Alberto Scaloppe
No último 02 de outubro foi publicada a Media Provisória 897/2019 que pretende – ao menos na justificativa do Governo Federal – estabelecer mecanismos mais ágeis voltados à obtenção de crédito e garantia de dívidas pelo produtor rural.
A Medida Provisória se assenta na justificativa de facilitar o acesso do produtor rural à financiamentos, por meio da criação de novos institutos jurídicos e jurídicos-econômicos. Faz isso ampliando o rol de instrumentos de acesso ao crédito, tendo como principal preocupação a garantia de dívidas. O Governo, porém, pisou em terreno arenoso no aspecto jurídico e no aspecto econômico. E, embora a justificativa seja a de fomentar a economia por meio de auxílio ao setor, deu claros sinais de que o maior beneficiado será, na realidade, o mercado financeiro.
A MP cria o Fundo de Aval Fraterno – FAF, que prevê a formação de um grupo de produtores rurais e de credores, que, com recursos próprios, criaria um Fundo de Capitais para servir de garantia às operações financeiras dos integrantes do grupo. Na prática, os cotistas do Fundo serviriam como avalistas e, em caso de débito de um dos integrantes, o credor poderia se valer dos recursos aplicados no Fundo.
Há, no entanto, três problemas imediatos, dois jurídicos e um de ordem econômica: (a) a Medida Provisória deixa claro que o FAF serviria como garantia subsidiária, de modo que o credor se valeria dela somente após o esgotamento das garantias pessoais e reais firmadas no contrato que deu origem à dívida, ou seja, o FAF não afasta a necessidade do produtor rural apresentar garantias reais e pessoais, o que, na prática, não inova e não traz nenhuma segurança; (b) o aval, medida que juridicamente mais se aproxima do FAF, é figura típica dos títulos de crédito (CCR, duplicata, cheque etc.), ao passo que a fiança é uma medida aplicável no âmbito de contratos, que age como um redutor dos negócios em que poderia ser utilizado e, mais ainda, traz certa insegurança, já que, por exemplo, o aval dispensa benefício de ordem, isto é, o credor pode executar o avalista antes de executar o devedor, independentemente da existência de patrimônio suficiente para pagamento da dívida; (c) a criação de Fundo de Capitais depende do aporte de capitais pelos interessados em participar e da gestão por uma instituição financeira inscrita no Banco Central que faria a gestão do mesmo.

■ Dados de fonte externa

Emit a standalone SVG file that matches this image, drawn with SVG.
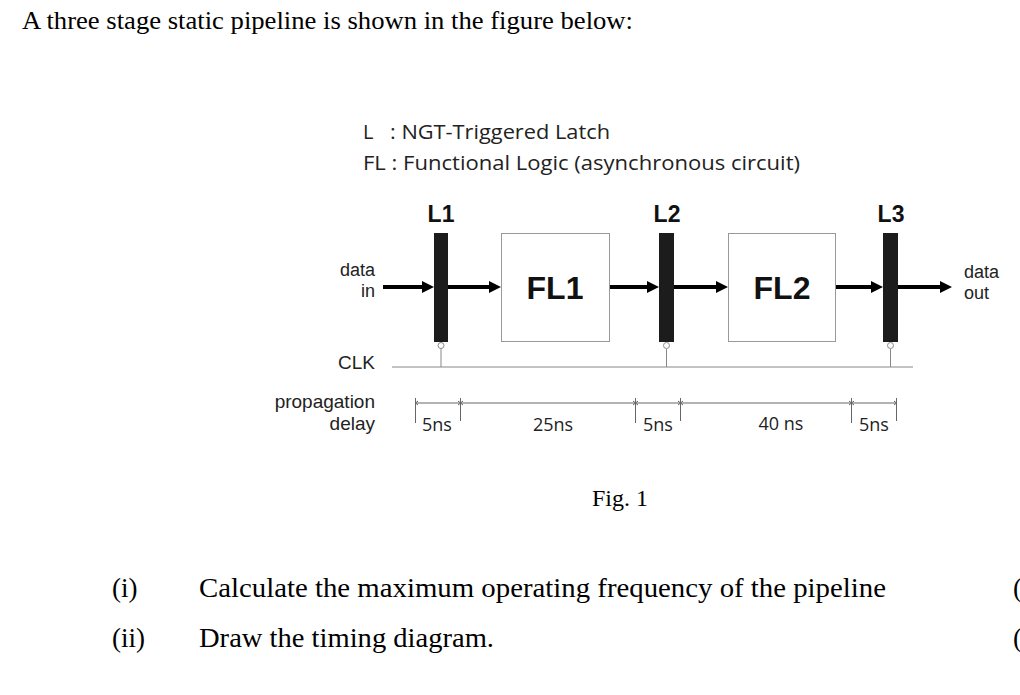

Além disso, a MP cria novo título de crédito, a Cédula Imobiliária Rural – CIR, que garante o crédito obtido pelo produtor rural por meio da afetação de parte da sua propriedade rural ao pagamento do crédito obtido. Na teoria, o título de crédito deveria dinamizar o agronegócio, conferindo mais facilidade na circulação de riquezas. Mas não é isso que, em tese, ocorrerá. A CIR funcionaria assim: ao contratar um crédito rural, o produtor rural ofereceria parte ou toda a sua propriedade rural como garantia e, caso não quite sua obrigação, o credor teria enorme facilidade para expropriar o patrimônio ofertado; o direito à transferência da propriedade é imediato e independe de interpelação extrajudicial ou judicial.
A Medida Provisória cria também a figura do “patrimônio de afetação”, que nada mais é do que a destinação de parte da propriedade rural, ou toda ela, para garantir o crédito obtido junto à instituições financeiras. Portanto, essa medida não só traz enorme insegurança ao produtor, pois poderá comprometer a existência do seu negócio, como, na prática, beneficia apenas o setor financeiro.
Assim, a MP 897/2019 não cumpre o que promete e confere considerável insegurança jurídica ao agronegócio, pois se vale de institutos pouco claro, complexos e juridicamente instáveis, em nada fomentando o setor rural. Melhor seria se o Governo tivesse apenas baixado os juros aplicáveis ao setor.
Alberto Scaloppe é advogado em Cuiabá.